Solar PV Tariffs and Updated Capital Costs
While draft benchmarks initially proposed a tariff reduction to ₹3.96/kWh, the Commission finalized the decision to retain the existing FY 2025-26 rate of ₹4.10/kWh for Solar PV and Canal Bank projects. This retention serves as a regulatory buffer against market volatility, the challenging logistics of hilly terrain, and the impending implementation of ALMM (Approved List of Models and Manufacturers) List-II and mandatory DCR (Domestic Component Requirement) norms effective June 2026.
| Category | Solar PV Plants |
| Draft Proposed Tariff | ₹3.96/kWh |
| Finalized Generic Tariff (Ceiling) | ₹4.10/kWh |
| Benchmark Capital Cost | ₹285.32 Lakh/MW |
The benchmark capital cost of ₹285.32 Lakh/MW is synthesized from the following components:
- Module Cost: ₹92.17 Lakh/MW (calculated at $0.081/Wp with a 20% import duty).
- Land Cost: ₹40.00 Lakh/MW.
- Civil Works, Mounting Structures, and PCUs: ₹153.15 Lakh/MW.
The Commission also established a precise technical formula for capital subsidies: the Gross and Net tariffs for Solar PV shall decrease by 1.59 paisa/kWh and 1.49 paisa/kWh, respectively, for every one percent of capital subsidy received.
Introduction of BESS Capacity Charges and Norms
UERC has introduced a specialized framework for BESS to manage peak demand and provide ramping support.
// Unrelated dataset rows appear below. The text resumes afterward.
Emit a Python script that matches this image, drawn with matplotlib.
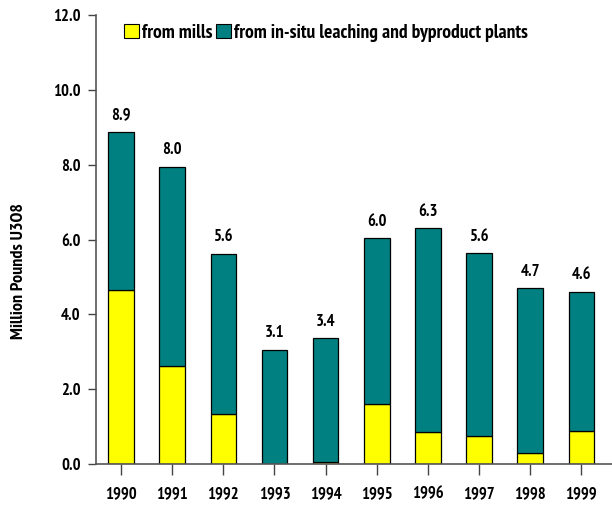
import matplotlib
matplotlib.use("Agg")
import matplotlib.pyplot as plt
from matplotlib.patches import Patch
import numpy as np

plt.rcParams['font.family'] = ['PT Sans Narrow', 'DejaVu Sans']
plt.rcParams['font.weight'] = 'bold'

# 연도별 우라늄 생산량 (Million Pounds U3O8)
years = ['1990', '1991', '1992', '1993', '1994', '1995', '1996', '1997', '1998', '1999']
mills = [4.65, 2.62, 1.33, 0.0, 0.05, 1.6, 0.85, 0.76, 0.3, 0.87]
insitu = [4.23, 5.33, 4.29, 3.06, 3.31, 4.44, 5.46, 4.88, 4.40, 3.74]
total_labels = ['8.9', '8.0', '5.6', '3.1', '3.4', '6.0', '6.3', '5.6', '4.7', '4.6']

yellow = '#FFFF00'
teal = '#008080'

fig = plt.figure(figsize=(6.12, 5.05), dpi=100)
ax = fig.add_axes([96/612, 41/505, 516/612, 449/505])

x = np.arange(len(years))
w = 0.5
ax.bar(x, mills, w, color=yellow, edgecolor='black', linewidth=0.9)
ax.bar(x, insitu, w, bottom=mills, color=teal, edgecolor='black', linewidth=0.9)

# 막대 위 합계 표시
totals = np.array(mills) + np.array(insitu)
for xi, t, lab in zip(x, totals, total_labels):
    ax.text(xi, t + 0.22, lab, ha='center', va='bottom', fontsize=12, fontweight='bold')

ax.set_xlim(-0.49, 9.6)
ax.set_ylim(0, 12)
yt = np.arange(0, 12.1, 2)
ax.set_yticks(yt)
ax.set_yticklabels(['%.1f' % v for v in yt], fontsize=12, fontweight='bold')
ax.set_xticks(x)
ax.set_xticklabels(years, fontsize=12, fontweight='bold')
ax.tick_params(axis='y', direction='out', length=6, width=1, colors='#444444', labelcolor='black', pad=5)
ax.tick_params(axis='x', direction='out', length=8, width=1, colors='#444444', labelcolor='black', pad=8)

for s in ['top', 'right']:
    ax.spines[s].set_visible(False)
for s in ['left', 'bottom']:
    ax.spines[s].set_color('#555555')
    ax.spines[s].set_linewidth(1.2)

ax.set_ylabel('Million Pounds U3O8', fontsize=13, fontweight='bold')
ax.yaxis.set_label_coords(-0.134, 0.43)

handles = [Patch(facecolor=yellow, edgecolor='black', linewidth=0.8),
           Patch(facecolor=teal, edgecolor='black', linewidth=0.8)]
ax.legend(handles, ['from mills', 'from in-situ leaching and byproduct plants'],
          loc='upper left', bbox_to_anchor=(0.025, 1.015), ncol=2, frameon=False,
          prop={'family': ['PT Sans Narrow', 'DejaVu Sans'], 'weight': 'bold', 'size': 14},
          handlelength=0.75, handleheight=0.75, handletextpad=0.15,
          columnspacing=0.2, borderpad=0.3)

fig.savefig('out.png', dpi=100)
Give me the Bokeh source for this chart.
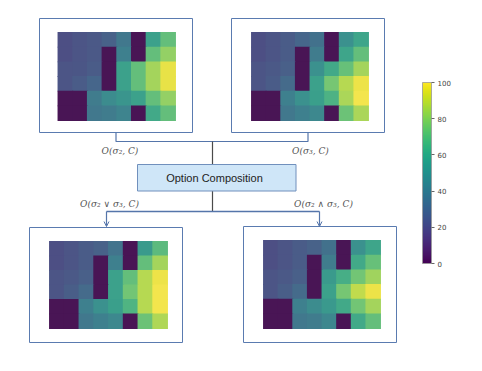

These norms specifically target short-duration systems of 2.5 hours.
- Benchmark Capital Cost: ₹160 Lakh/MW.
- Capacity Charges (Ceiling): ₹2,59,244/MW/month for FY 2026-27.
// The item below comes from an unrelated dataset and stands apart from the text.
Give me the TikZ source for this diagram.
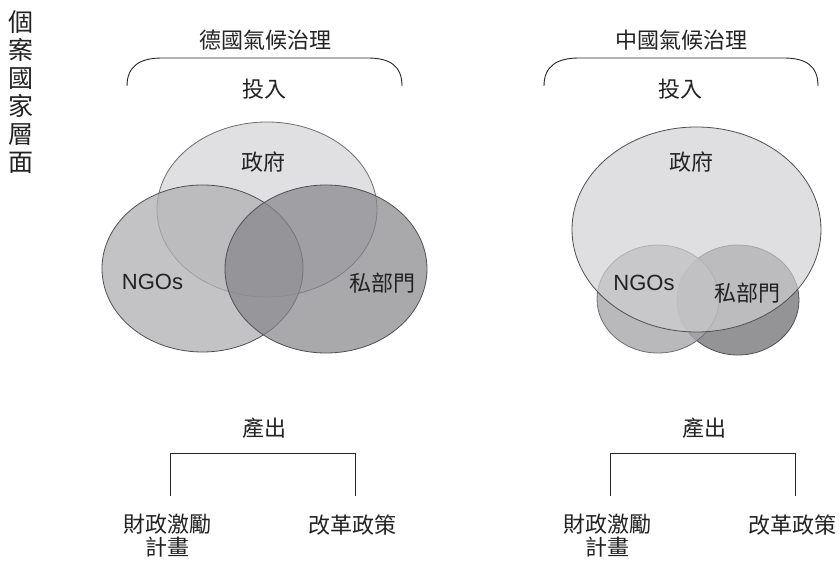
\documentclass[tikz,border=0pt]{standalone}
\usepackage{fontspec}
\setmainfont{Noto Sans CJK TC}
\newfontfamily\latinfont{Liberation Sans}
\definecolor{txt}{HTML}{222222}
\definecolor{govL}{HTML}{E0E0E2}
\definecolor{ngoL}{HTML}{B0B0B3}
\definecolor{privL}{HTML}{85858A}
\definecolor{lineD}{HTML}{505052}
\definecolor{lineG}{HTML}{6E6E70}
\definecolor{govR}{HTML}{D0D0D3}
\definecolor{ngoR}{HTML}{A8A8AB}
\definecolor{privR}{HTML}{949497}
\tikzset{
  lbl/.style={text=txt, font=\fontsize{22}{23}\selectfont, inner sep=0pt, align=center},
  vlbl/.style={text=txt, font=\fontsize{25}{28}\selectfont, inner sep=0pt, align=center},
  brk/.style={draw=black!85, line width=0.9pt},
  tree/.style={draw=black!85, line width=0.9pt},
  edge/.style={line width=0.8pt}
}
\begin{document}
\begin{tikzpicture}[x=1pt,y=-1pt]
\useasboundingbox (0,0) rectangle (839,561);
\fill[white] (0,0) rectangle (839,561);

% vertical side label
\node[vlbl] (side) at (21,92) {個\\案\\國\\家\\層\\面};

% ---------- Left: Germany ----------
\node[lbl] (tL) at (265,40) {德國氣候治理};
\coordinate (bLa) at (127,86);
\coordinate (bLb) at (402,86);
\draw[brk] (bLa) .. controls (127,66) and (140,58) .. (162,58) -- (368,58) .. controls (390,58) and (402,66) .. (bLb);
\node[lbl] (inL) at (264,89) {投入};

\draw[edge, draw=lineG, fill=govL] (267,209.5) ellipse [x radius=110pt, y radius=87.5pt];
\draw[edge, draw=lineD, fill=ngoL, fill opacity=0.75] (202.5,268.5) ellipse [x radius=100.5pt, y radius=83.5pt];
\draw[edge, draw=lineD, fill=privL, fill opacity=0.7] (326,269) ellipse [x radius=101pt, y radius=84pt];

\node[lbl] (govLn) at (263,162) {政府};
\node[lbl, font=\latinfont\fontsize{22}{23}\selectfont] (ngoLn) at (152.5,282) {NGOs};
\node[lbl] (privLn) at (382.5,283) {私部門};

\node[lbl] (outL) at (264,428) {產出};
\coordinate (oLa) at (170,496);
\coordinate (oLb) at (355,496);
\draw[tree] (oLa) -- (170,453) -- (355,453) -- (oLb);
\node[lbl] (finL) at (167,536) {財政激勵\\計畫};
\node[lbl] (refL) at (352.5,525) {改革政策};

% ---------- Right: China ----------
\node[lbl] (tR) at (681,40) {中國氣候治理};
\coordinate (bRa) at (544,86);
\coordinate (bRb) at (818,86);
\draw[brk] (bRa) .. controls (544,66) and (557,58) .. (579,58) -- (784,58) .. controls (806,58) and (818,66) .. (bRb);
\node[lbl] (inR) at (680,89) {投入};

\draw[edge, draw=lineD, fill=privR] (738,300) ellipse [x radius=61pt, y radius=55pt];
\draw[edge, draw=lineG, fill=ngoR, fill opacity=0.8] (658,299) ellipse [x radius=61pt, y radius=54pt];
\draw[edge, draw=lineD, fill=govR, fill opacity=0.67] (696.5,229.5) ellipse [x radius=124.5pt, y radius=102.5pt];

\node[lbl] (govRn) at (691,162) {政府};
\node[lbl, font=\latinfont\fontsize{22}{23}\selectfont] (ngoRn) at (644,283) {NGOs};
\node[lbl] (privRn) at (747.5,293) {私部門};

\node[lbl] (outR) at (704,428) {產出};
\coordinate (oRa) at (610,496);
\coordinate (oRb) at (795,496);
\draw[tree] (oRa) -- (610,453) -- (795,453) -- (oRb);
\node[lbl] (finR) at (607,536) {財政激勵\\計畫};
\node[lbl] (refR) at (792.5,525) {改革政策};
\end{tikzpicture}
\end{document}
- Useful Project Life: 12 years.
- Operational Requirement: Preference for systems capable of two complete charge-discharge cycles per day.
In a stinging observation, the Commission criticized state utilities for their lack of proactiveness, noting they failed to finalize tenders even five months after previous regulatory clarifications were issued. Regarding financial support, the Commission ruled that utilities may apply for Viability Gap Funding (VGF) to mitigate state-specific terrain challenges; notably, these funds will not be adjusted against the benchmark capital cost, allowing developers to retain the incentive to ensure project viability.
Additional Renewable Category Tariffs
The Commission aligned the Canal Bank SPV tariff with ground-mounted Solar PV, significantly dropping it from ₹4.31 to ₹4.10/kWh. This correction followed site visits revealing that projects were frequently built on plain land 0.5 km to 1 km away from canals rather than on actual slopes, removing the justification for higher engineering costs.
| Technology | Finalized Net Tariff (FY 2026-27) |
| Canal Top SPV | ₹4.20/kWh |
| Canal Bank SPV | ₹4.10/kWh |
| Rooftop & Small Solar PV (Net Metering) | ₹2.00/kWh |
| Solar Thermal Plants | ₹11.82/kWh (Net of Accelerated Depreciation) |
Regulatory Clarifications and MSME Treatment
UERC clarified the “policy intent” regarding the state’s MSME framework to prevent a “double financial impact” on developers. Incentives provided under the MSME policy—intended for industrial growth and entrepreneurship—will not be adjusted against benchmark capital costs or generic tariffs. Such adjustments will only occur if a subsidy is directly linked to renewable energy generation or solar development. The Commission emphasized that generic tariffs serve strictly as “ceiling tariffs” for procurement via competitive bidding.
Effective Timeline and Implementation
The mandates within this Order became effective on June 4, 2026. To qualify for the established capacity charges, BESS projects must be commissioned within an 18-month window from the date of the Order. The Commission maintains the authority to “true-up” or review these benchmark costs annually to reflect technological advancements and stabilized market conditions.